-- Stated exercise --
Copy the listing below in full and skip every picture.

-- Information supplied --
━━━
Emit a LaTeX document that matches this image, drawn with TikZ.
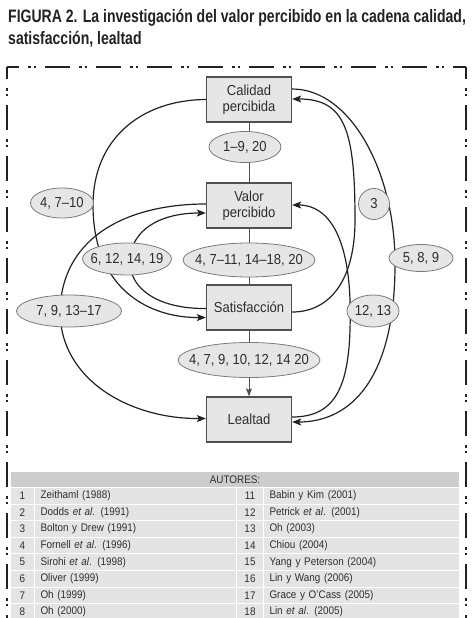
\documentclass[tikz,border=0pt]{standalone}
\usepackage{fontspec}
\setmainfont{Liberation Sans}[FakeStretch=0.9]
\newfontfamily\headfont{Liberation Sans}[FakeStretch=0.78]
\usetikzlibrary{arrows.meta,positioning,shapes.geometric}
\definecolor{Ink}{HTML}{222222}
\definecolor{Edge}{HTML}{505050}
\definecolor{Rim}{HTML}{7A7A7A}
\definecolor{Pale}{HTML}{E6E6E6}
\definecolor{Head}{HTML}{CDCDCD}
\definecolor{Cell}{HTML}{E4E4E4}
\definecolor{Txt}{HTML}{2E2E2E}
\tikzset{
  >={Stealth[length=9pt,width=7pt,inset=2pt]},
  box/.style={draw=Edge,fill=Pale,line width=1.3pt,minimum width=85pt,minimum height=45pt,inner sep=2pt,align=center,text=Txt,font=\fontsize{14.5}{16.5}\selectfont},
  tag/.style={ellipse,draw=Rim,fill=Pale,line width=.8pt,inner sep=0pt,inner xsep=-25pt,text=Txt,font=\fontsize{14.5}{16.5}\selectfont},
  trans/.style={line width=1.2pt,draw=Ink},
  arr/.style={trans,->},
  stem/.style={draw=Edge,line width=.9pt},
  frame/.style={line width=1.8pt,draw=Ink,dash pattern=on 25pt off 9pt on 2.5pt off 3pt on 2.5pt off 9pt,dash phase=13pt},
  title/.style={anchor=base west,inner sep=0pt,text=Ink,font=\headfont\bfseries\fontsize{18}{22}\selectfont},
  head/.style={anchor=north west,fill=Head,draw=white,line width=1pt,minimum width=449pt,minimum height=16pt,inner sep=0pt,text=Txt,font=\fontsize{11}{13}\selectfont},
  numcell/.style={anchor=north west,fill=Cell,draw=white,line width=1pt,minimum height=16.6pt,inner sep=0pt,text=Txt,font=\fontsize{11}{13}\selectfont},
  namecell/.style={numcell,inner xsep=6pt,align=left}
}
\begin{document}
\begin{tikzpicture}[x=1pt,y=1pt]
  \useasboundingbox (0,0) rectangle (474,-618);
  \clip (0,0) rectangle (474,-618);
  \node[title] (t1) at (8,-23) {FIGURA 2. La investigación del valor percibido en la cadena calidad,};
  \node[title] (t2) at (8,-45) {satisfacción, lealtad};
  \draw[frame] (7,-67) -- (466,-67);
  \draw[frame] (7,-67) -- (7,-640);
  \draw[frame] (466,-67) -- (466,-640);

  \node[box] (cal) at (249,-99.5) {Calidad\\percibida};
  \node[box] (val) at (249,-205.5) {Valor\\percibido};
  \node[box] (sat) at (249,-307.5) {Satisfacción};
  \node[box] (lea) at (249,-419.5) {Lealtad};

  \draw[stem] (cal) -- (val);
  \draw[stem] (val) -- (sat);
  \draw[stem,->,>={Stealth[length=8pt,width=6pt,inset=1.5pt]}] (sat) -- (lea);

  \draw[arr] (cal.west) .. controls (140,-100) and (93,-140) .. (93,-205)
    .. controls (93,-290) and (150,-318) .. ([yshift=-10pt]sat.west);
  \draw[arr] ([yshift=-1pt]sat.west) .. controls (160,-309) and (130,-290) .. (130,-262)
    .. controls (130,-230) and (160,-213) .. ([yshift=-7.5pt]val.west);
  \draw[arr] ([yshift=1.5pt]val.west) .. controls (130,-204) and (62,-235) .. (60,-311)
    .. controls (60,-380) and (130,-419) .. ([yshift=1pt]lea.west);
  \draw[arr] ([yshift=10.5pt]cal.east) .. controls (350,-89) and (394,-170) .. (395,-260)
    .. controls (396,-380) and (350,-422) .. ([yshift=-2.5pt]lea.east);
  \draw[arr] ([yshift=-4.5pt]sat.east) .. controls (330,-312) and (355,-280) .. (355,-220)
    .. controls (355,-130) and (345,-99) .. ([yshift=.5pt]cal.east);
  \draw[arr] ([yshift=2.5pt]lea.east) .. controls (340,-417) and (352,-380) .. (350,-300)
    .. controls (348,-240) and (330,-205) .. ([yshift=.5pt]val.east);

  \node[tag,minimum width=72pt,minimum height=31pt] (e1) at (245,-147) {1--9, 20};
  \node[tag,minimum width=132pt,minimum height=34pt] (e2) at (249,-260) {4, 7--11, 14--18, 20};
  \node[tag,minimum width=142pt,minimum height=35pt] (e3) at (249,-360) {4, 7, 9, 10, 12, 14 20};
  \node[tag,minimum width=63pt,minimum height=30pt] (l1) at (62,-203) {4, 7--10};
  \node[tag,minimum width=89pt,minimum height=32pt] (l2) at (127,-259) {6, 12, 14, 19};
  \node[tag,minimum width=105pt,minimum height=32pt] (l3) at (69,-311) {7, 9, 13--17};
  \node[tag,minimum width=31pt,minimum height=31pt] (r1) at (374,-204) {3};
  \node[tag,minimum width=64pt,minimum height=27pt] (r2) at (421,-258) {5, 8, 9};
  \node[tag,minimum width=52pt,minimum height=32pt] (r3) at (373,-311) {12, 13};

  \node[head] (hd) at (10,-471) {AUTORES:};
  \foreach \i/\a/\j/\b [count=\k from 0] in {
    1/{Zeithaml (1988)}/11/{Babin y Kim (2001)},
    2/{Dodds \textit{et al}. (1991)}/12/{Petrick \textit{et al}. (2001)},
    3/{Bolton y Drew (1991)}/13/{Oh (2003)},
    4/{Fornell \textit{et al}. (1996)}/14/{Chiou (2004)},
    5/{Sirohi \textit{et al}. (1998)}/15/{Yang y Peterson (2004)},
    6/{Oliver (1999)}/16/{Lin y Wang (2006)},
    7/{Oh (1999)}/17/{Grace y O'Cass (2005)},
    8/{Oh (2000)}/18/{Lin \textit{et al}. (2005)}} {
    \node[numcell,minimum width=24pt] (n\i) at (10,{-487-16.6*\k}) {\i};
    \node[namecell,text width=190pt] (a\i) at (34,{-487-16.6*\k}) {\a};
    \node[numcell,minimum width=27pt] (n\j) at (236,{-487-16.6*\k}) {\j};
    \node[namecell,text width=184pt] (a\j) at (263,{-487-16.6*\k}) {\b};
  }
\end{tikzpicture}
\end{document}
━━━
-- Solved exercise --
Emit a LaTeX document that matches this image, drawn with TikZ.
\documentclass[tikz,border=0pt]{standalone}
\usepackage{fontspec}
\setmainfont{Liberation Sans}[FakeStretch=0.9]
\newfontfamily\headfont{Liberation Sans}[FakeStretch=0.78]
\usetikzlibrary{arrows.meta,positioning,shapes.geometric}
\definecolor{Ink}{HTML}{222222}
\definecolor{Edge}{HTML}{505050}
\definecolor{Rim}{HTML}{7A7A7A}
\definecolor{Pale}{HTML}{E6E6E6}
\definecolor{Head}{HTML}{CDCDCD}
\definecolor{Cell}{HTML}{E4E4E4}
\definecolor{Txt}{HTML}{2E2E2E}
\tikzset{
  >={Stealth[length=9pt,width=7pt,inset=2pt]},
  box/.style={draw=Edge,fill=Pale,line width=1.3pt,minimum width=85pt,minimum height=45pt,inner sep=2pt,align=center,text=Txt,font=\fontsize{14.5}{16.5}\selectfont},
  tag/.style={ellipse,draw=Rim,fill=Pale,line width=.8pt,inner sep=0pt,inner xsep=-25pt,text=Txt,font=\fontsize{14.5}{16.5}\selectfont},
  trans/.style={line width=1.2pt,draw=Ink},
  arr/.style={trans,->},
  stem/.style={draw=Edge,line width=.9pt},
  frame/.style={line width=1.8pt,draw=Ink,dash pattern=on 25pt off 9pt on 2.5pt off 3pt on 2.5pt off 9pt,dash phase=13pt},
  title/.style={anchor=base west,inner sep=0pt,text=Ink,font=\headfont\bfseries\fontsize{18}{22}\selectfont},
  head/.style={anchor=north west,fill=Head,draw=white,line width=1pt,minimum width=449pt,minimum height=16pt,inner sep=0pt,text=Txt,font=\fontsize{11}{13}\selectfont},
  numcell/.style={anchor=north west,fill=Cell,draw=white,line width=1pt,minimum height=16.6pt,inner sep=0pt,text=Txt,font=\fontsize{11}{13}\selectfont},
  namecell/.style={numcell,inner xsep=6pt,align=left}
}
\begin{document}
\begin{tikzpicture}[x=1pt,y=1pt]
  \useasboundingbox (0,0) rectangle (474,-618);
  \clip (0,0) rectangle (474,-618);
  \node[title] (t1) at (8,-23) {FIGURA 2. La investigación del valor percibido en la cadena calidad,};
  \node[title] (t2) at (8,-45) {satisfacción, lealtad};
  \draw[frame] (7,-67) -- (466,-67);
  \draw[frame] (7,-67) -- (7,-640);
  \draw[frame] (466,-67) -- (466,-640);

  \node[box] (cal) at (249,-99.5) {Calidad\\percibida};
  \node[box] (val) at (249,-205.5) {Valor\\percibido};
  \node[box] (sat) at (249,-307.5) {Satisfacción};
  \node[box] (lea) at (249,-419.5) {Lealtad};

  \draw[stem] (cal) -- (val);
  \draw[stem] (val) -- (sat);
  \draw[stem,->,>={Stealth[length=8pt,width=6pt,inset=1.5pt]}] (sat) -- (lea);

  \draw[arr] (cal.west) .. controls (140,-100) and (93,-140) .. (93,-205)
    .. controls (93,-290) and (150,-318) .. ([yshift=-10pt]sat.west);
  \draw[arr] ([yshift=-1pt]sat.west) .. controls (160,-309) and (130,-290) .. (130,-262)
    .. controls (130,-230) and (160,-213) .. ([yshift=-7.5pt]val.west);
  \draw[arr] ([yshift=1.5pt]val.west) .. controls (130,-204) and (62,-235) .. (60,-311)
    .. controls (60,-380) and (130,-419) .. ([yshift=1pt]lea.west);
  \draw[arr] ([yshift=10.5pt]cal.east) .. controls (350,-89) and (394,-170) .. (395,-260)
    .. controls (396,-380) and (350,-422) .. ([yshift=-2.5pt]lea.east);
  \draw[arr] ([yshift=-4.5pt]sat.east) .. controls (330,-312) and (355,-280) .. (355,-220)
    .. controls (355,-130) and (345,-99) .. ([yshift=.5pt]cal.east);
  \draw[arr] ([yshift=2.5pt]lea.east) .. controls (340,-417) and (352,-380) .. (350,-300)
    .. controls (348,-240) and (330,-205) .. ([yshift=.5pt]val.east);

  \node[tag,minimum width=72pt,minimum height=31pt] (e1) at (245,-147) {1--9, 20};
  \node[tag,minimum width=132pt,minimum height=34pt] (e2) at (249,-260) {4, 7--11, 14--18, 20};
  \node[tag,minimum width=142pt,minimum height=35pt] (e3) at (249,-360) {4, 7, 9, 10, 12, 14 20};
  \node[tag,minimum width=63pt,minimum height=30pt] (l1) at (62,-203) {4, 7--10};
  \node[tag,minimum width=89pt,minimum height=32pt] (l2) at (127,-259) {6, 12, 14, 19};
  \node[tag,minimum width=105pt,minimum height=32pt] (l3) at (69,-311) {7, 9, 13--17};
  \node[tag,minimum width=31pt,minimum height=31pt] (r1) at (374,-204) {3};
  \node[tag,minimum width=64pt,minimum height=27pt] (r2) at (421,-258) {5, 8, 9};
  \node[tag,minimum width=52pt,minimum height=32pt] (r3) at (373,-311) {12, 13};

  \node[head] (hd) at (10,-471) {AUTORES:};
  \foreach \i/\a/\j/\b [count=\k from 0] in {
    1/{Zeithaml (1988)}/11/{Babin y Kim (2001)},
    2/{Dodds \textit{et al}. (1991)}/12/{Petrick \textit{et al}. (2001)},
    3/{Bolton y Drew (1991)}/13/{Oh (2003)},
    4/{Fornell \textit{et al}. (1996)}/14/{Chiou (2004)},
    5/{Sirohi \textit{et al}. (1998)}/15/{Yang y Peterson (2004)},
    6/{Oliver (1999)}/16/{Lin y Wang (2006)},
    7/{Oh (1999)}/17/{Grace y O'Cass (2005)},
    8/{Oh (2000)}/18/{Lin \textit{et al}. (2005)}} {
    \node[numcell,minimum width=24pt] (n\i) at (10,{-487-16.6*\k}) {\i};
    \node[namecell,text width=190pt] (a\i) at (34,{-487-16.6*\k}) {\a};
    \node[numcell,minimum width=27pt] (n\j) at (236,{-487-16.6*\k}) {\j};
    \node[namecell,text width=184pt] (a\j) at (263,{-487-16.6*\k}) {\b};
  }
\end{tikzpicture}
\end{document}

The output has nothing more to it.